Let's check the values we found:
For Case 1: $$\cos \theta = -\frac{3}{2}$$. Since $$-\frac{3}{2} = -1.5$$, this value is less than $$-1$$. Therefore, there is no angle $$\theta$$ for which $$\cos \theta = -1.5$$. This case yields no solutions.
For Case 2: $$\cos \theta = \frac{2}{3}$$. Since $$\frac{2}{3} \approx 0.667$$, this value is between $$-1$$ and $$1$$. Therefore, this is a valid value for $$\cos \theta$$, and we can find corresponding angles.
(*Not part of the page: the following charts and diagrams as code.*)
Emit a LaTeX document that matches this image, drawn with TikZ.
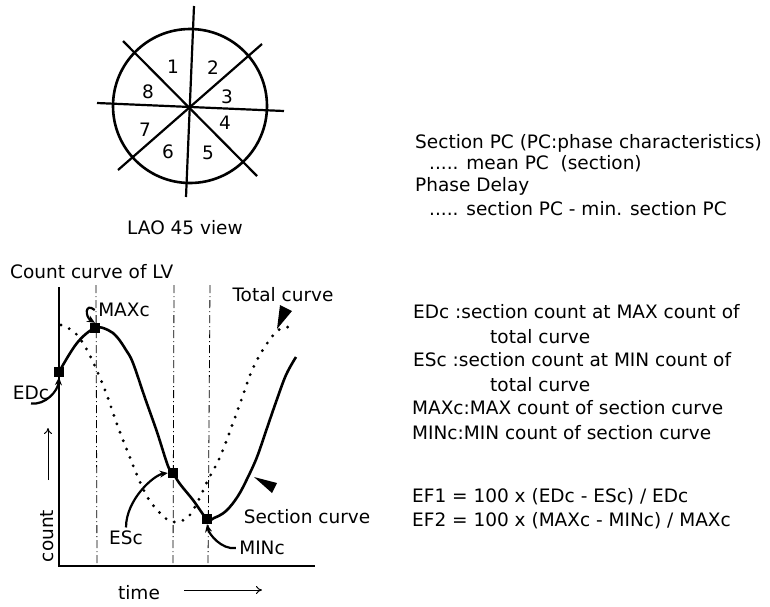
\documentclass[tikz,border=0pt]{standalone}
\usepackage{fontspec}
\setmainfont{DejaVu Sans}
\usetikzlibrary{arrows.meta}

\begin{document}
\begin{tikzpicture}
  [x=1pt, y=-1pt, font=\fontsize{18.5}{21}\selectfont,
   sqmark/.style={fill=black, inner sep=0pt, minimum size=10pt},
   axisline/.style={line width=2.6pt},
   sectcurve/.style={line width=2.6pt, line join=round},
   totcurve/.style={line width=3.2pt, line cap=round, dash pattern=on 0pt off 9pt},
   gridline/.style={line width=0.8pt, dash pattern=on 8pt off 3pt on 1pt off 3pt},
   txt/.style={anchor=west, inner sep=0pt},
   callout/.style={line width=2.2pt, -{Stealth[length=8pt,width=7pt]}},
   plainarrow/.style={line width=1pt, -{To[length=6pt,width=8pt]}}]

  \useasboundingbox (0,0) rectangle (770,606);

  % Vista LAO 45
  \node[circle, draw, line width=2.6pt, minimum size=154pt, inner sep=0pt] (lao) at (190,106) {};
  \foreach \p/\q in {{194,6}/{186,197}, {97,103}/{284,111}, {123,41}/{257,176}, {262,44}/{118,170}}
    \draw[line width=2.2pt] (\p) -- (\q);
  \foreach \n/\x/\y in {1/173/67, 2/213/68, 3/227/97, 4/225/123, 5/208/153, 6/168/152, 7/145/130, 8/148/92}
    \node (sec\n) at (\x,\y) {\n};
  \node (laolab) at (185,228) {LAO 45 view};

  % Ejes
  \coordinate (org) at (59,566);
  \draw[axisline] (59,287) -- (org) -- (315,566);
  \foreach \a/\b in {96/97, 174/173, 210/208}
    \draw[gridline] (\a,285) -- (\b,566);

  % Curva total (punteada)
  \draw[totcurve] plot[smooth, tension=0.6] coordinates {(61,325) (73,331) (83,343) (93,362) (105,390)
    (118,427) (127,450) (137,475) (148,498) (162,515) (173,522) (187,518) (197,503) (208,480)
    (220,457) (233,423) (242,398) (253,368) (268,342) (280,329) (291,327)};

  % Curva de seccion
  \draw[sectcurve] plot[smooth, tension=0.6] coordinates {(59,372) (77,343) (95,328) (108,330)
    (117,337) (126,350) (133,363) (145,398) (157,432) (168,466) (173,473) (180,484) (193,500)
    (207,519) (214,518) (226,511) (238,496) (248,477) (257,457) (266,431) (276,402) (286,375)
    (296,357)};

  % Puntos marcados
  \node[sqmark] (edc) at (59,372) {};
  \node[sqmark] (maxc) at (95,328) {};
  \node[sqmark] (esc) at (173,473) {};
  \node[sqmark] (minc) at (207,519) {};

  % Etiquetas
  \node[txt] (lvlab) at (10,272) {Count curve of LV};
  \node (totlab) at (283,295) {Total curve};
  \node (maxclab) at (124,310) {MAXc};
  \node (edclab) at (31,393) {EDc};
  \node (esclab) at (126,538) {ESc};
  \node (minclab) at (262,548) {MINc};
  \node (seclab) at (307,517) {Section curve};
  \node[rotate=90] (countlab) at (47,536) {count};
  \node (timelab) at (139,593) {time};

  % Flechas de las etiquetas
  \draw[callout] (edclab.south) .. controls +(14,2) and +(-1,14) .. (edc.south);
  \draw[callout] (maxclab.west) .. controls +(-10,-8) and +(-10,-6) .. (maxc.north);
  \draw[callout] (esclab.north) .. controls +(0,-28) and +(-14,2) .. (esc.west);
  \draw[callout] (minclab.west) .. controls +(-14,2) and +(2,10) .. (minc.south);
  \fill (277,329) -- (280,305) -- (292,311) -- cycle;
  \fill (254,477) -- (277,483) -- (272,493) -- cycle;

  % Flechas de los ejes
  \coordinate (cnt0) at (48,480);
  \coordinate (cnt1) at (48,428);
  \draw[plainarrow] (cnt0) -- (cnt1);
  \coordinate (tim0) at (184,590);
  \coordinate (tim1) at (262,590);
  \draw[plainarrow] (tim0) -- (tim1);

  % Texto a la derecha
  \node[txt] (pc1) at (415,143) {Section PC (PC:phase characteristics)};
  \node[txt] (pc2) at (429,164) {..... mean PC\ \ (section)};
  \node[txt] (pd1) at (415,186) {Phase Delay};
  \node[txt] (pd2) at (429,209) {..... section PC - min. section PC};

  \node[txt] (def1) at (413,312) {EDc :section count at MAX count of};
  \node[txt] (def1b) at (490,337) {total curve};
  \node[txt] (def2) at (413,360) {ESc :section count at MIN count of};
  \node[txt] (def2b) at (490,385) {total curve};
  \node[txt] (def3) at (412,408) {MAXc:MAX count of section curve};
  \node[txt] (def4) at (412,433) {MINc:MIN count of section curve};

  \node[txt] (ef1) at (412,497) {EF1 = 100 x (EDc - ESc) / EDc};
  \node[txt] (ef2) at (412,521) {EF2 = 100 x (MAXc - MINc) / MAXc};
\end{tikzpicture}
\end{document}
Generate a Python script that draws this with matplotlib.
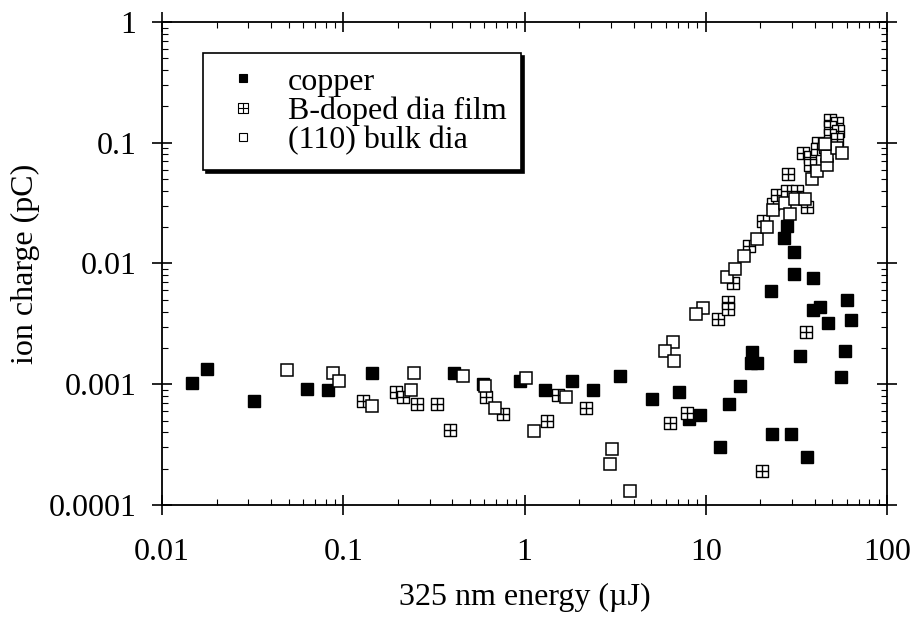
import matplotlib
matplotlib.use("Agg")
import matplotlib.pyplot as plt
from matplotlib.path import Path
from matplotlib.lines import Line2D

plt.rcParams['font.family'] = ['Liberation Serif', 'DejaVu Serif']

# ---- data: 325 nm energy (uJ) vs ion charge (pC) ----
copper_energy = [0.0146, 0.0177, 0.032, 0.063, 0.082, 0.144, 0.41, 0.59, 0.94, 1.3,
                 1.83, 2.38, 3.36, 5.04, 7.1, 8.07, 9.3, 12.0, 13.4, 15.4,
                 18.0, 17.7, 19.1, 23.2, 29.5, 36.1, 33.0, 55.6, 58.5, 47.2,
                 63.1, 27.0, 30.6, 30.6, 39.0, 22.9, 42.6, 39.0, 60.0, 28.0]
copper_charge = [0.00103, 0.00135, 0.00073, 0.00092, 0.00089, 0.00125, 0.00125, 0.00101, 0.00107, 0.00089,
                 0.00107, 0.0009, 0.00116, 0.00076, 0.00087, 0.00052, 0.00056, 0.0003, 0.00068, 0.00096,
                 0.00186, 0.00151, 0.0015, 0.00039, 0.00039, 0.00025, 0.0017, 0.00114, 0.0019, 0.0032,
                 0.0034, 0.0162, 0.0124, 0.0082, 0.0076, 0.0059, 0.0044, 0.0041, 0.0050, 0.0204]

bdoped_energy = [0.128, 0.195, 0.214, 0.255, 0.33, 0.39, 0.61, 0.76, 1.53, 1.33,
                 2.18, 6.34, 7.87, 20.4, 35.7, 11.7, 13.2, 13.2, 14.1, 17.3,
                 20.7, 23.4, 24.7, 28.0, 31.8, 36.1, 28.4, 34.3, 37.5, 37.5,
                 41.5, 41.0, 45.4, 48.4, 52.9, 48.4, 53.5, 48.4, 52.9]
bdoped_charge = [0.00073, 0.00087, 0.00079, 0.00069, 0.00069, 0.00042, 0.00079, 0.00057, 0.00081, 0.0005,
                 0.00064, 0.00048, 0.00058, 0.00019, 0.0027, 0.0035, 0.0048, 0.0042, 0.0069, 0.0139,
                 0.0224, 0.031, 0.0367, 0.0396, 0.0396, 0.0292, 0.0547, 0.083, 0.0756, 0.066,
                 0.1, 0.088, 0.093, 0.155, 0.147, 0.134, 0.124, 0.117, 0.108]

bulk_energy = [0.049, 0.088, 0.095, 0.144, 0.236, 0.245, 0.457, 0.605, 0.687, 1.02,
               1.69, 1.13, 3.03, 2.96, 3.81, 6.58, 5.95, 6.67, 9.64, 8.82,
               13.1, 14.5, 16.2, 19.1, 21.7, 23.4, 27.3, 31.0, 35.2, 29.1,
               38.5, 41.0, 46.6, 46.6, 52.9, 56.3, 45.4]
bulk_charge = [0.0013, 0.00123, 0.00107, 0.00066, 0.0009, 0.00125, 0.00116, 0.00096, 0.00064, 0.00112,
               0.00079, 0.00041, 0.00029, 0.00022, 0.00013, 0.00225, 0.0019, 0.00157, 0.0043, 0.0038,
               0.0077, 0.009, 0.0115, 0.0159, 0.02, 0.028, 0.0316, 0.034, 0.034, 0.0256,
               0.05, 0.058, 0.066, 0.077, 0.09, 0.0815, 0.097]

series_labels = ["copper", "B-doped dia film", "(110) bulk dia"]
x_ticks = [0.01, 0.1, 1, 10, 100]
x_ticklabels = ["0.01", "0.1", "1", "10", "100"]
y_ticks = [0.0001, 0.001, 0.01, 0.1, 1]
y_ticklabels = ["0.0001", "0.001", "0.01", "0.1", "1"]

# square with a cross inside
crossed_square = Path(
    [(-1, -1), (1, -1), (1, 1), (-1, 1), (-1, -1),
     (0, -1), (0, 1), (-1, 0), (1, 0)],
    [Path.MOVETO, Path.LINETO, Path.LINETO, Path.LINETO, Path.CLOSEPOLY,
     Path.MOVETO, Path.LINETO, Path.MOVETO, Path.LINETO])

FS = 23

fig = plt.figure(figsize=(9.19, 6.25), dpi=100)
ax = fig.add_axes([0.1763, 0.192, 0.7889, 0.7728])

ms = 8
ax.plot(copper_energy, copper_charge, linestyle='none', marker='s', ms=ms,
        mfc='black', mec='black', mew=1.0)
ax.plot(bdoped_energy, bdoped_charge, linestyle='none', marker=crossed_square, ms=ms + 0.5,
        mfc='white', mec='black', mew=1.0)
ax.plot(bulk_energy, bulk_charge, linestyle='none', marker='s', ms=ms + 0.5,
        mfc='white', mec='black', mew=1.1)

ax.set_xscale('log')
ax.set_yscale('log')
ax.set_xlim(0.01, 100)
ax.set_ylim(0.0001, 1)
ax.set_xticks(x_ticks)
ax.set_xticklabels(x_ticklabels)
ax.set_yticks(y_ticks)
ax.set_yticklabels(y_ticklabels)

for s in ax.spines.values():
    s.set_linewidth(1.3)

ax.tick_params(which='major', direction='inout', length=15, width=1.2,
               top=True, right=True, labelsize=FS)
ax.tick_params(axis='x', which='major', pad=16)
ax.tick_params(axis='y', which='major', pad=11)
ax.tick_params(which='minor', direction='in', length=4, width=0.8,
               top=True, right=True)

ax.set_xlabel("325 nm energy (\u00b5J)", fontsize=FS, labelpad=12)
ax.set_ylabel("ion charge (pC)", fontsize=FS, labelpad=6)

handles = [
    Line2D([], [], linestyle='none', marker='s', ms=6, mfc='black', mec='black', mew=0.8),
    Line2D([], [], linestyle='none', marker=crossed_square, ms=6.5, mfc='white', mec='black', mew=0.8),
    Line2D([], [], linestyle='none', marker='s', ms=6, mfc='white', mec='black', mew=0.8),
]
leg = ax.legend(handles, series_labels, loc='upper left', bbox_to_anchor=(0.057, 0.936),
                borderaxespad=0, fontsize=FS, frameon=True, fancybox=False,
                shadow={'color': 'black', 'alpha': 1.0}, handlelength=1.6,
                handletextpad=0.6, labelspacing=0.0, borderpad=0.45)
leg.get_frame().set_edgecolor('black')
leg.get_frame().set_linewidth(1.2)
leg.get_frame().set_facecolor('white')
leg.get_frame().set_alpha(1.0)

fig.savefig("out.png", dpi=100)
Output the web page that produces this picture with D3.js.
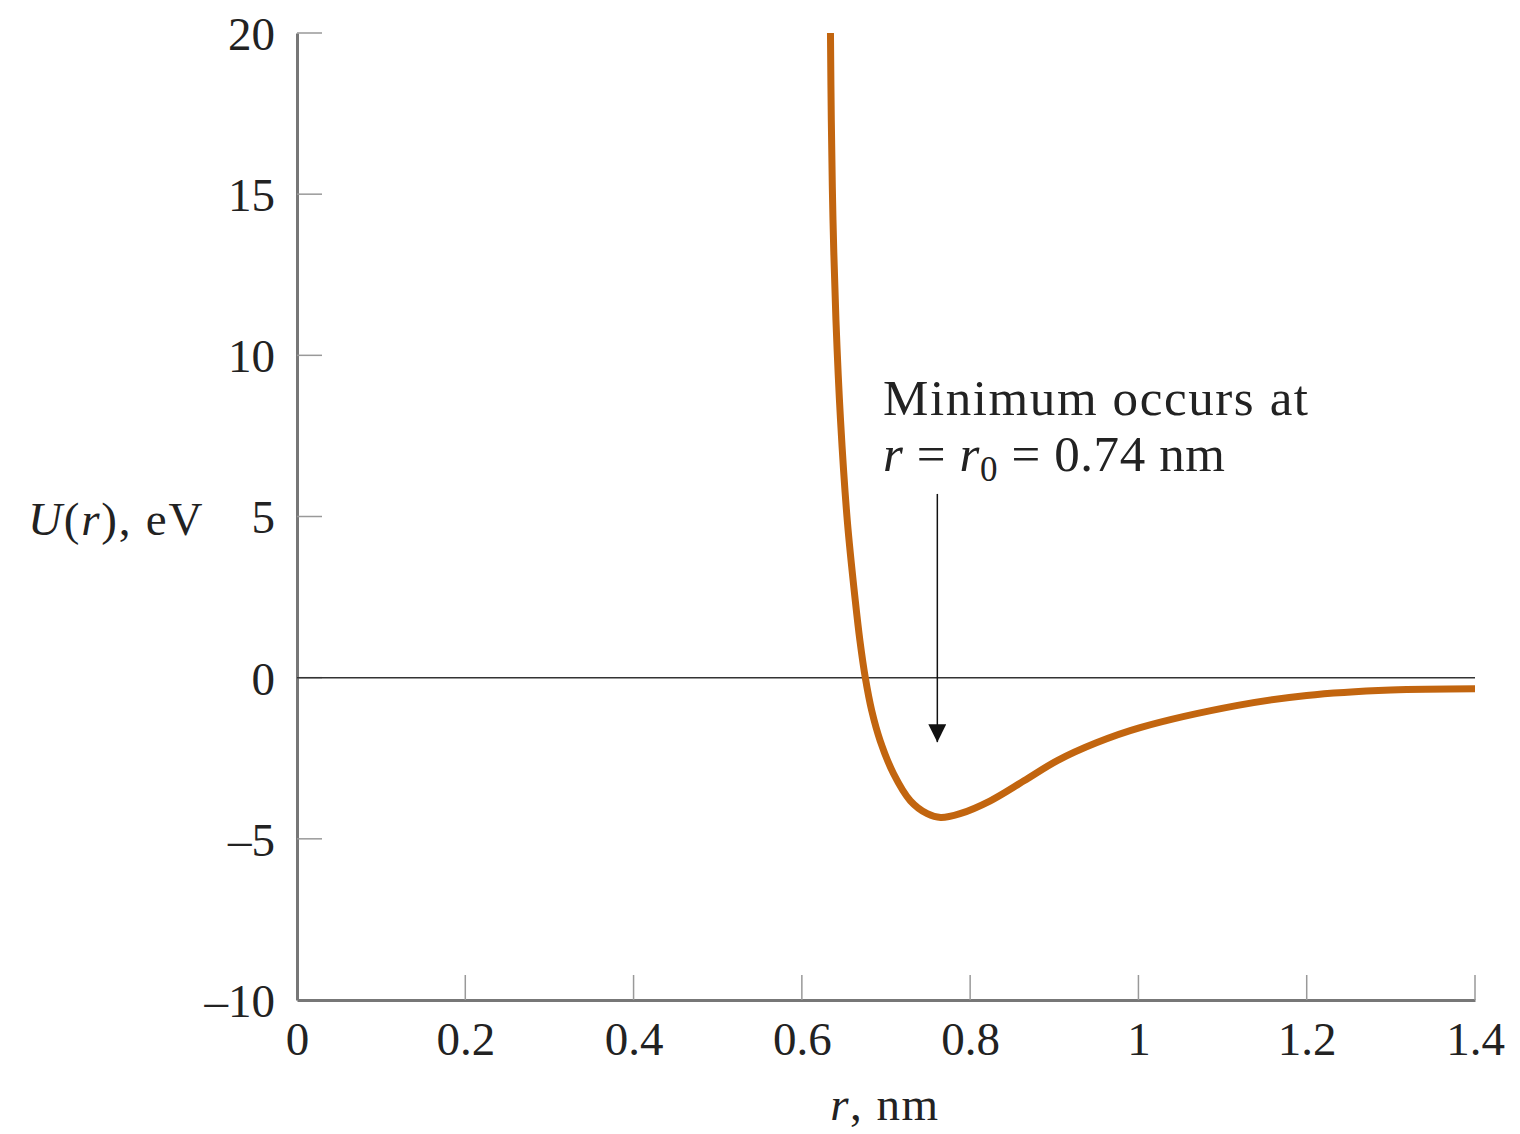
<!DOCTYPE html>
<html>
<head>
<meta charset="utf-8">
<script src="https://cdn.jsdelivr.net/npm/d3@7"></script>
<style>
  body { margin: 0; background: #fff; }
  svg text { font-family: "Liberation Serif", "DejaVu Serif", serif; fill: #222; }
</style>
</head>
<body>
<div id="chart"></div>
<script>
// values
const rValues = [0.634, 0.635, 0.637, 0.6405, 0.646, 0.654, 0.6635, 0.669, 0.6754, 0.683, 0.693, 0.709, 0.729, 0.749, 0.765, 0.788, 0.824, 0.864, 0.903, 0.95, 1.002, 1.118, 1.2, 1.3, 1.4];
const uValues = [20, 17.3, 14.2, 11.1, 7.97, 4.87, 2.39, 1.15, 0, -1.02, -1.95, -2.98, -3.82, -4.22, -4.34, -4.22, -3.82, -3.2, -2.58, -2.02, -1.55, -0.86, -0.55, -0.38, -0.34];
const xTicks = [0, 0.2, 0.4, 0.6, 0.8, 1, 1.2, 1.4];
const yTicks = [-10, -5, 0, 5, 10, 15, 20];
const arrowR = 0.761;
const arrowFrom = 5.7;
const arrowTo = -2.0;

const points = rValues.map((r, i) => ({ r, u: uValues[i] }));

const width = 1520;
const height = 1134;

const x = d3.scaleLinear().domain([0, 1.4]).range([297, 1475]);
const y = d3.scaleLinear().domain([-10, 20]).range([1000, 33]);

const svg = d3.select('#chart')
  .append('svg')
  .attr('width', width)
  .attr('height', height);

// x axis, ticks pointing inward
const xAxis = svg.append('g')
  .attr('transform', `translate(0,${y(-10)})`)
  .call(d3.axisBottom(x).tickValues(xTicks).tickSize(0).tickPadding(0).tickFormat(d3.format('')));
xAxis.select('.domain').attr('stroke', '#777').attr('stroke-width', 3);
xAxis.selectAll('.tick line').remove();
xAxis.selectAll('.tick text')
  .attr('font-size', 47)
  .attr('dy', 0)
  .attr('y', 55)
  .style('fill', '#222');

svg.append('g')
  .selectAll('line')
  .data(xTicks.filter(d => d > 0))
  .join('line')
  .attr('x1', d => x(d))
  .attr('x2', d => x(d))
  .attr('y1', y(-10))
  .attr('y2', y(-10) - 25)
  .attr('stroke', '#999')
  .attr('stroke-width', 1.5);

// y axis
const yAxis = svg.append('g')
  .attr('transform', `translate(${x(0)},0)`)
  .call(d3.axisLeft(y).tickValues(yTicks).tickSize(0).tickPadding(22)
    .tickFormat(d => d < 0 ? '\u2013' + Math.abs(d) : d));
yAxis.select('.domain').attr('stroke', '#777').attr('stroke-width', 3);
yAxis.selectAll('.tick line').remove();
yAxis.selectAll('.tick text')
  .attr('font-size', 47)
  .attr('dy', '0.35em')
  .style('fill', '#222');

svg.append('g')
  .selectAll('line')
  .data(yTicks.filter(d => d > -10))
  .join('line')
  .attr('x1', x(0))
  .attr('x2', x(0) + 25)
  .attr('y1', d => y(d))
  .attr('y2', d => y(d))
  .attr('stroke', '#999')
  .attr('stroke-width', 1.5);

// zero line
svg.append('line')
  .attr('x1', x(0))
  .attr('x2', x(1.4))
  .attr('y1', y(0))
  .attr('y2', y(0))
  .attr('stroke', '#333')
  .attr('stroke-width', 1.5);

// potential curve
const line = d3.line()
  .x(d => x(d.r))
  .y(d => y(d.u))
  .curve(d3.curveCatmullRom.alpha(0.5));

svg.append('path')
  .datum(points)
  .attr('d', line)
  .attr('fill', 'none')
  .attr('stroke', '#c2650f')
  .attr('stroke-width', 7);

// arrow to the minimum
svg.append('defs')
  .append('marker')
  .attr('id', 'head')
  .attr('viewBox', '0 0 10 10')
  .attr('refX', 10)
  .attr('refY', 5)
  .attr('markerWidth', 20)
  .attr('markerHeight', 18)
  .attr('markerUnits', 'userSpaceOnUse')
  .attr('orient', 'auto')
  .append('path')
  .attr('d', 'M0,0L10,5L0,10Z')
  .attr('fill', '#111');

svg.append('line')
  .attr('x1', x(arrowR))
  .attr('x2', x(arrowR))
  .attr('y1', y(arrowFrom))
  .attr('y2', y(arrowTo))
  .attr('stroke', '#111')
  .attr('stroke-width', 1.5)
  .attr('marker-end', 'url(#head)');

// annotation
svg.append('text')
  .attr('x', 883)
  .attr('y', 415)
  .attr('font-size', 51)
  .attr('letter-spacing', 1.6)
  .text('Minimum occurs at');

const note2 = svg.append('text')
  .attr('x', 883)
  .attr('y', 471)
  .attr('font-size', 51)
  .attr('letter-spacing', 0.6);
note2.append('tspan').attr('font-style', 'italic').text('r');
note2.append('tspan').text(' = ');
note2.append('tspan').attr('font-style', 'italic').text('r');
note2.append('tspan').attr('font-size', 35).attr('dy', 10).text('0');
note2.append('tspan').attr('dy', -10).text(' = 0.74 nm');

// axis titles
const yTitle = svg.append('text')
  .attr('x', 28)
  .attr('y', 535)
  .attr('font-size', 47)
  .attr('letter-spacing', 1.8);
yTitle.append('tspan').attr('font-style', 'italic').text('U');
yTitle.append('tspan').text('(');
yTitle.append('tspan').attr('font-style', 'italic').text('r');
yTitle.append('tspan').text('), eV');

const xTitle = svg.append('text')
  .attr('x', 885)
  .attr('y', 1120)
  .attr('text-anchor', 'middle')
  .attr('font-size', 47)
  .attr('letter-spacing', 1.5);
xTitle.append('tspan').attr('font-style', 'italic').text('r');
xTitle.append('tspan').text(', nm');
</script>
</body>
</html>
**step5** Finding the angles for valid $$\cos \theta$$

We need to find the angles $$\theta$$ in the range $$0^{\circ} \le \theta \le 360^{\circ}$$ such that $$\cos \theta = \frac{2}{3}$$.
Since $$\frac{2}{3}$$ is a positive value, $$\theta$$ will be in Quadrant I (where cosine is positive) and Quadrant IV (where cosine is positive).
First, we find the reference angle, let's call it $$\alpha$$. The reference angle is the acute angle such that $$\cos \alpha = \frac{2}{3}$$. We find this using the inverse cosine function:
$$\alpha = \cos^{-1}\left(\frac{2}{3}\right)$$
Using a calculator, $$\alpha \approx 48.189685...^{\circ}$$. Rounding to two decimal places, $$\alpha \approx 48.19^{\circ}$$.
Now, we find the angles in the specified range:
In Quadrant I: The angle is equal to the reference angle.
$$\theta_1 = \alpha \approx 48.19^{\circ}$$
In Quadrant IV: The angle is $$360^{\circ}$$ minus the reference angle.
$$\theta_2 = 360^{\circ} - \alpha \approx 360^{\circ} - 48.19^{\circ} = 311.81^{\circ}$$

**step6** Final Solution

The values of $$\theta$$ in the range $$0^{\circ}$$ to $$360^{\circ}$$ that satisfy the equation $$6 \cos^2 \theta + 5 \cos \theta - 6 = 0$$ are approximately $$48.19^{\circ}$$ and $$311.81^{\circ}$$.